Monitoring and Evaluation Summary Training Report

by Zephania Nyirenda, Policy Analyst, NAPAS: Malawi

A Monitoring and Evaluation Training was organized by the Ministry of Agriculture, Irrigation and Water Development (MoAIWD), with technical and financial support from the New Alliance Policy Acceleration Support (NAPAS: Malawi) project, that is funded by the United States Agency for International Development (USAID), at Linde Motel from 3rd to 6th October 2017.

Photo: Athur Mabiso, former IFPRI policy analyst, stressing a point during the M&E training at Linde Motel-Lilongwe (photo by Paida Mpaso)

''

The aim of the training was to provide participants with knowledge on development of a comprehensive monitoring, evaluation and learning system for the agriculture sector. The training attracted 22 participants, which were drawn from government, civil society organizations as well as development partners. The much anticipated training also gave participants hands-on-experience in developing the 2016–17 Agriculture Sector Performance Report. As a result of this and previous trainings, the Ministry was able to deliver the first AU-CAADP-Malabo Biennal Report and the 2017 Agriculture Sector Performance Report.

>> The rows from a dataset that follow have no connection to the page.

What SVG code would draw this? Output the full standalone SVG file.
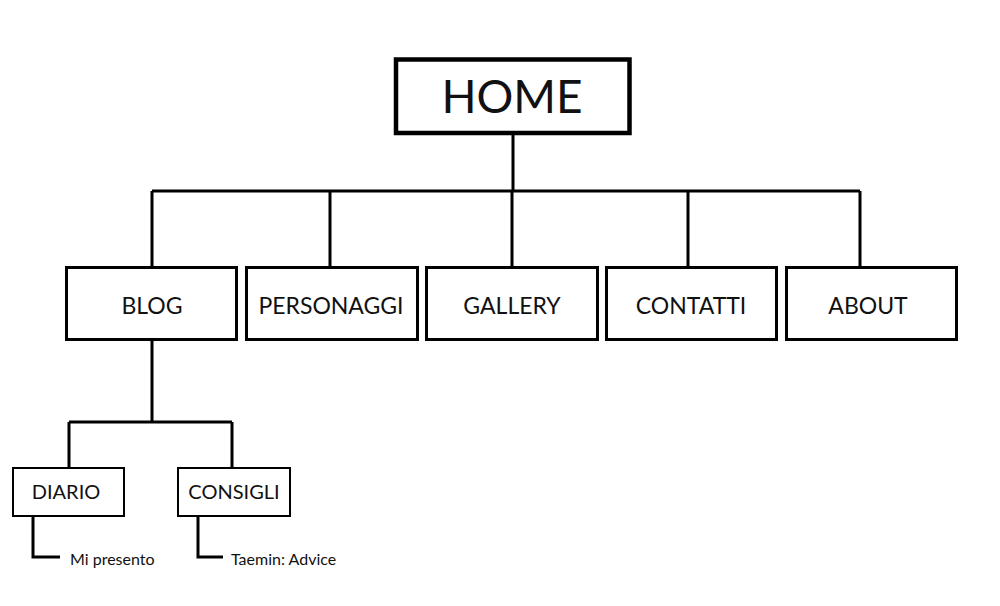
<svg xmlns="http://www.w3.org/2000/svg" width="1000" height="606" viewBox="0 0 1000 606">
<style>
.box{fill:#fff;stroke:#000}
.l1{stroke-width:4.5}
.l2{stroke-width:3}
.l3{stroke-width:2}
.lbl{font-family:Lato,"Noto Sans",sans-serif;fill:#111;text-anchor:middle}
.t2{font-size:23px}
.t3{font-size:20px}
.t4{font-size:16px;text-anchor:start}
.wire{fill:none;stroke:#000;stroke-width:3}
</style>
<rect width="1000" height="606" fill="#fff"/>
<g id="connectors">
<path class="wire" d="M513 134V191M152 191H860M152 191V266M330 191V266M512 191V266M688 191V266M860 191V266"/>
<path class="wire" d="M152 341V422M69 422H232M69 422V467M232 422V467"/>
<path class="wire" d="M33 517V557H60M198 517V557H223"/>
</g>
<g id="home"><rect class="box l1" x="396" y="59.5" width="233.5" height="73.5"/><text class="lbl" x="512" y="113" font-size="46">HOME</text></g>
<g id="blog"><rect class="box l2" x="66.5" y="267.5" width="170" height="72"/><text class="lbl t2" x="152" y="314">BLOG</text></g>
<g id="personaggi"><rect class="box l2" x="246.5" y="267.5" width="171" height="72"/><text class="lbl t2" x="331" y="314">PERSONAGGI</text></g>
<g id="gallery"><rect class="box l2" x="426.5" y="267.5" width="171" height="72"/><text class="lbl t2" x="512" y="314">GALLERY</text></g>
<g id="contatti"><rect class="box l2" x="606.5" y="267.5" width="170" height="72"/><text class="lbl t2" x="691" y="314">CONTATTI</text></g>
<g id="about"><rect class="box l2" x="786.5" y="267.5" width="170" height="72"/><text class="lbl t2" x="868" y="314">ABOUT</text></g>
<g id="diario"><rect class="box l3" x="13" y="468" width="111" height="48"/><text class="lbl t3" x="66" y="499">DIARIO</text></g>
<g id="consigli"><rect class="box l3" x="178" y="468" width="112" height="48"/><text class="lbl t3" x="234" y="499">CONSIGLI</text></g>
<g id="mi-presento"><text class="lbl t4" x="70" y="565">Mi presento</text></g>
<g id="taemin-advice"><text class="lbl t4" x="231" y="565">Taemin: Advice</text></g>
</svg>
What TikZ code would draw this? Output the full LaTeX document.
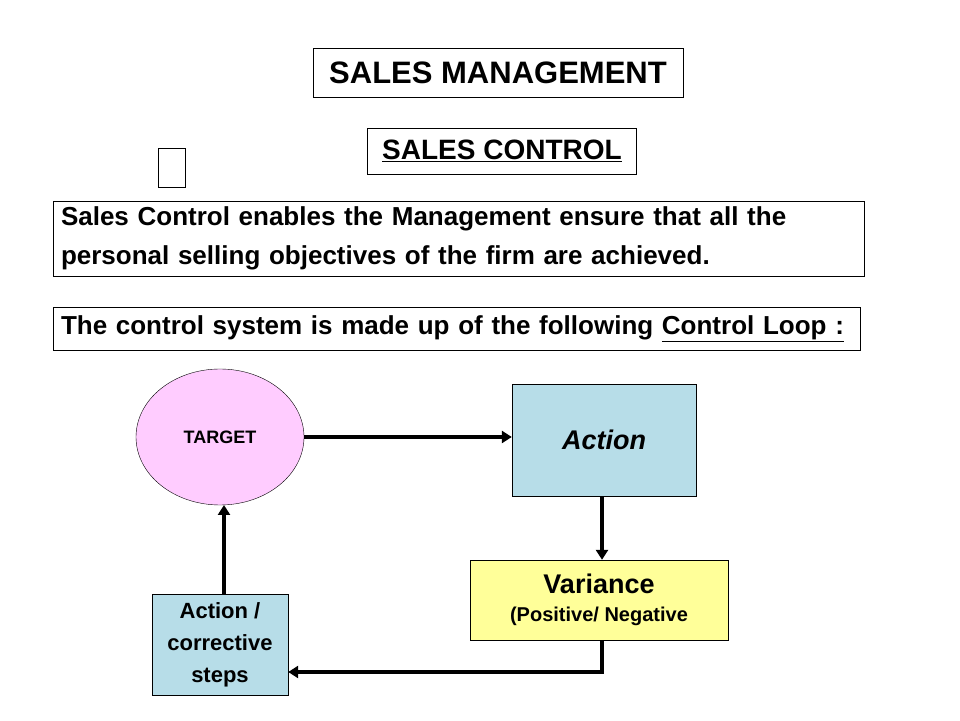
\documentclass[tikz,border=0pt]{standalone}
\usepackage{fontspec}
\setmainfont{Liberation Sans}
\usetikzlibrary{shapes.geometric,arrows.meta}
\definecolor{boxblue}{HTML}{B7DDE8}
\definecolor{boxyellow}{HTML}{FFFF99}
\definecolor{targetpink}{HTML}{FFCCFF}
\begin{document}
\begin{tikzpicture}[x=1pt,y=1pt,
  titlebox/.style={draw,thin,inner sep=0pt,font=\bfseries},
  loopbox/.style={draw,thin,inner sep=0pt,align=center,font=\bfseries},
  loop/.style={line width=4pt,-{Triangle[length=10pt,width=12pt]}}]
\useasboundingbox (0,0) rectangle (960,720);
% headings
\node[titlebox,minimum width=370pt,minimum height=49pt,font=\bfseries\fontsize{31}{36}\selectfont] (mgmt) at (498,647.5) {SALES MANAGEMENT};
\node[titlebox,minimum width=269pt,minimum height=46pt,font=\bfseries\fontsize{28}{33}\selectfont] (ctrl) at (502,569) {\underline{SALES CONTROL}};
\draw[thin] (158,533) rectangle (185,572);
% text boxes
\node[titlebox,minimum width=811pt,minimum height=75pt,text width=795pt,align=left,font=\bfseries\fontsize{26}{39}\selectfont] (intro) at (458.5,481.5) {Sales Control enables the Management ensure that all the\\personal selling objectives of the firm are achieved.};
\node[titlebox,minimum width=807pt,minimum height=43pt,text width=791pt,align=left,font=\bfseries\fontsize{26}{32}\selectfont] (system) at (456.5,391.5) {The control system is made up of the following \underline{Control Loop :}};
% control loop
\node[ellipse,draw,thin,fill=targetpink,minimum width=168pt,minimum height=136pt,font=\bfseries\fontsize{18}{22}\selectfont] (target) at (220,283) {TARGET};
\node[loopbox,fill=boxblue,minimum width=184pt,minimum height=112pt,font=\bfseries\itshape\fontsize{27}{32}\selectfont] (action) at (604,280) {Action};
\node[loopbox,fill=boxyellow,minimum width=258pt,minimum height=80pt,font=\bfseries\fontsize{27}{32}\selectfont] (variance) at (599,120) {Variance\\[-4pt]{\fontsize{20}{24}\selectfont (Positive/ Negative}};
\node[loopbox,fill=boxblue,minimum width=136pt,minimum height=101pt,font=\bfseries\fontsize{22}{32}\selectfont] (steps) at (220,75.5) {Action /\\corrective\\steps};
\coordinate (corner) at (602,48);
\draw[loop] (target.east |- 0,283) -- (action.west |- 0,283);
\draw[loop] (action.south -| corner) -- (variance.north -| corner);
\draw[loop] (variance.south -| corner) -- (corner) -- (corner -| steps.east);
\draw[loop] (steps.north -| 224,0) -- (224,215);
\end{tikzpicture}
\end{document}
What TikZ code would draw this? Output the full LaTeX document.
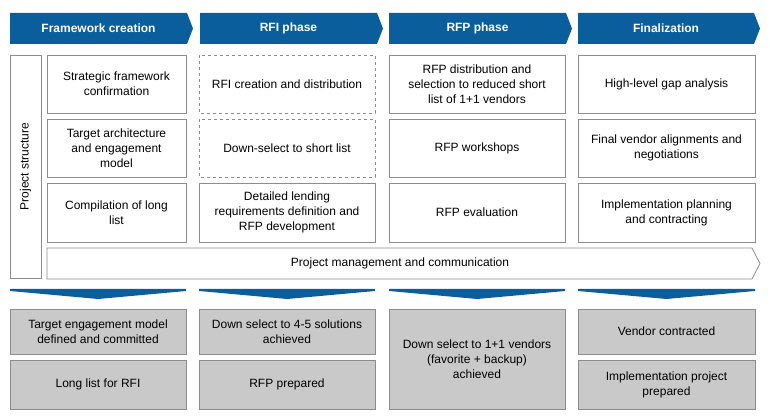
\documentclass[tikz,border=0pt]{standalone}
\usepackage{fontspec}
\setmainfont{Liberation Sans}
\begin{document}
\definecolor{hblue}{HTML}{0B5E9C}
\definecolor{gfill}{HTML}{C9C9C9}
\definecolor{bord}{HTML}{8C8C8C}
\begin{tikzpicture}[x=1pt,y=-1pt,
  txt/.style={font=\fontsize{12}{15}\selectfont, align=center},
  box/.style={draw=bord, fill=white, line width=0.8pt},
  dbox/.style={draw=bord, fill=white, dashed, line width=0.8pt},
  gbox/.style={draw=bord, fill=gfill, line width=0.8pt},
  head/.style={fill=hblue},
  htxt/.style={font=\fontsize{12}{15}\selectfont\bfseries, text=white}]
\useasboundingbox (0,0) rectangle (770,419);
% headers
\foreach \a/\b/\t [count=\i] in {10/193/Framework creation,200/383/RFI phase,389/572/RFP phase,578/760/Finalization}{
  \fill[head] (\a,13) -- (\b-6,13) -- (\b,28.5) -- (\b-6,44) -- (\a,44) -- cycle;
  \node[htxt] (h\i) at ({(\a+\b-6)/2},28.5) {\t};
}
% project structure
\draw[box] (10,55) rectangle (41,278);
\node[txt, rotate=90] (ps) at (25.5,166.5) {Project structure};
% grid boxes
\newcommand{\cell}[7]{\draw[#7] (#1,#3) rectangle (#2,#4); \node[txt] (#5) at ({(#1+#2)/2},{(#3+#4)/2}) {#6};}
\cell{47}{186}{55}{113}{a1}{Strategic framework\\confirmation}{box}
\cell{47}{186}{119}{177}{a2}{Target architecture\\and engagement\\model}{box}
\cell{47}{186}{183}{242}{a3}{Compilation of long\\list}{box}
\cell{199}{375}{55}{113}{b1}{RFI creation and distribution}{dbox}
\cell{199}{375}{119}{177}{b2}{Down-select to short list}{dbox}
\cell{199}{375}{183}{242}{b3}{Detailed lending\\requirements definition and\\RFP development}{box}
\cell{389}{565}{55}{113}{c1}{RFP distribution and\\selection to reduced short\\list of 1+1 vendors}{box}
\cell{389}{565}{119}{177}{c2}{RFP workshops}{box}
\cell{389}{565}{183}{242}{c3}{RFP evaluation}{box}
\cell{578}{755}{55}{113}{d1}{High-level gap analysis}{box}
\cell{578}{755}{119}{177}{d2}{Final vendor alignments and\\negotiations}{box}
\cell{578}{755}{183}{242}{d3}{Implementation planning\\and contracting}{box}
% project management arrow
\draw[box] (47,248) -- (752,248) -- (760,263.5) -- (752,279) -- (47,279) -- cycle;
\node[txt] (pm) at (400,263.5) {Project management and communication};
% down chevrons
\foreach \a/\b in {10/186,199/375,389/565,578/755}{
  \fill[head] (\a,289) -- (\b,289) -- (\b,291) -- ({(\a+\b)/2},299) -- (\a,291) -- cycle;
}
% bottom boxes
\cell{10}{186}{309}{354}{e1}{Target engagement model\\defined and committed}{gbox}
\cell{10}{186}{360}{409}{e2}{Long list for RFI}{gbox}
\cell{199}{375}{309}{354}{f1}{Down select to 4-5 solutions\\achieved}{gbox}
\cell{199}{375}{360}{409}{f2}{RFP prepared}{gbox}
\cell{389}{565}{309}{409}{g1}{Down select to 1+1 vendors\\(favorite + backup)\\achieved}{gbox}
\cell{578}{755}{309}{354}{k1}{Vendor contracted}{gbox}
\cell{578}{755}{360}{409}{k2}{Implementation project\\prepared}{gbox}
\end{tikzpicture}
\end{document}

The first day of the training started with presentations from NAPAS: Malawi Staff on concepts of M&E and the process of developing a systematic, and automatic monitoring, evaluation and learning system for the sector. Two presentations were made by NAPAS:Malawi team (Agriculture Sector Monitoring, Evaluation
& Learning (Ag-MEaL) by Athur Mabiso, PhD; and by Zephania Nyirenda). At the end of the two presentations, participants made the following contributions on what the sector monitoring, evaluation and learning system should embody. 

    • Development of the agriculture integrated M&E system should encompass all the indicators and data used in all sector specific reports such as the AU-CAADP Malabo Biannual Report and Joint Sector Report among others.
    • There is a need to migrate from manual to electronic data recording.
    • Data gaps appearing in the food balance sheet need to be filled.
    • Indicators for all reports need to be consolidated and a template for data collection should be developed.
    • Non-state actors need to contribute to the development as well as utilization of the integrated system. The involvement of non-state actors will help to ensure that relevant information held by them is timely submitted and updated in the system.
    • A Memorandum of Understanding (MoU) needs to be developed for proper coordination with non-state actors with regards to the integrated system.
    • In the process of developing the integrated system, it is important to learn how other Ministries such as the Ministry of Health and Ministry of Finance, Economic Planning and Development as well as other countries have developed their integrated systems.
    • The statistics unit in MoAIWD will be conducting a study on Post-Harvest Losses (PHL) with support from FAO. They will use a new methodology on a number of crops with focus on time of harvesting, transportation and storage. These indicators need to be part of the system.
    • There is a need for sustainability plans for all projects in the Ministry, as previously non-coordinated projects have not helped strengthen the M&E system. 
    • Staff from the agriculture sector needs to have relevant capacity to manage the integrated system. Refresher training courses would be important to ensure sustainability of the system.

These contributions from stakeholders have formed the basis for the development of a new system (The National Agriculture Management Information System (NAMIS)). The NAPAS: Malawi project will continue to work closely with the MoAIWD by providing technical and financial support in the development of a sector wide M&E and Learning system.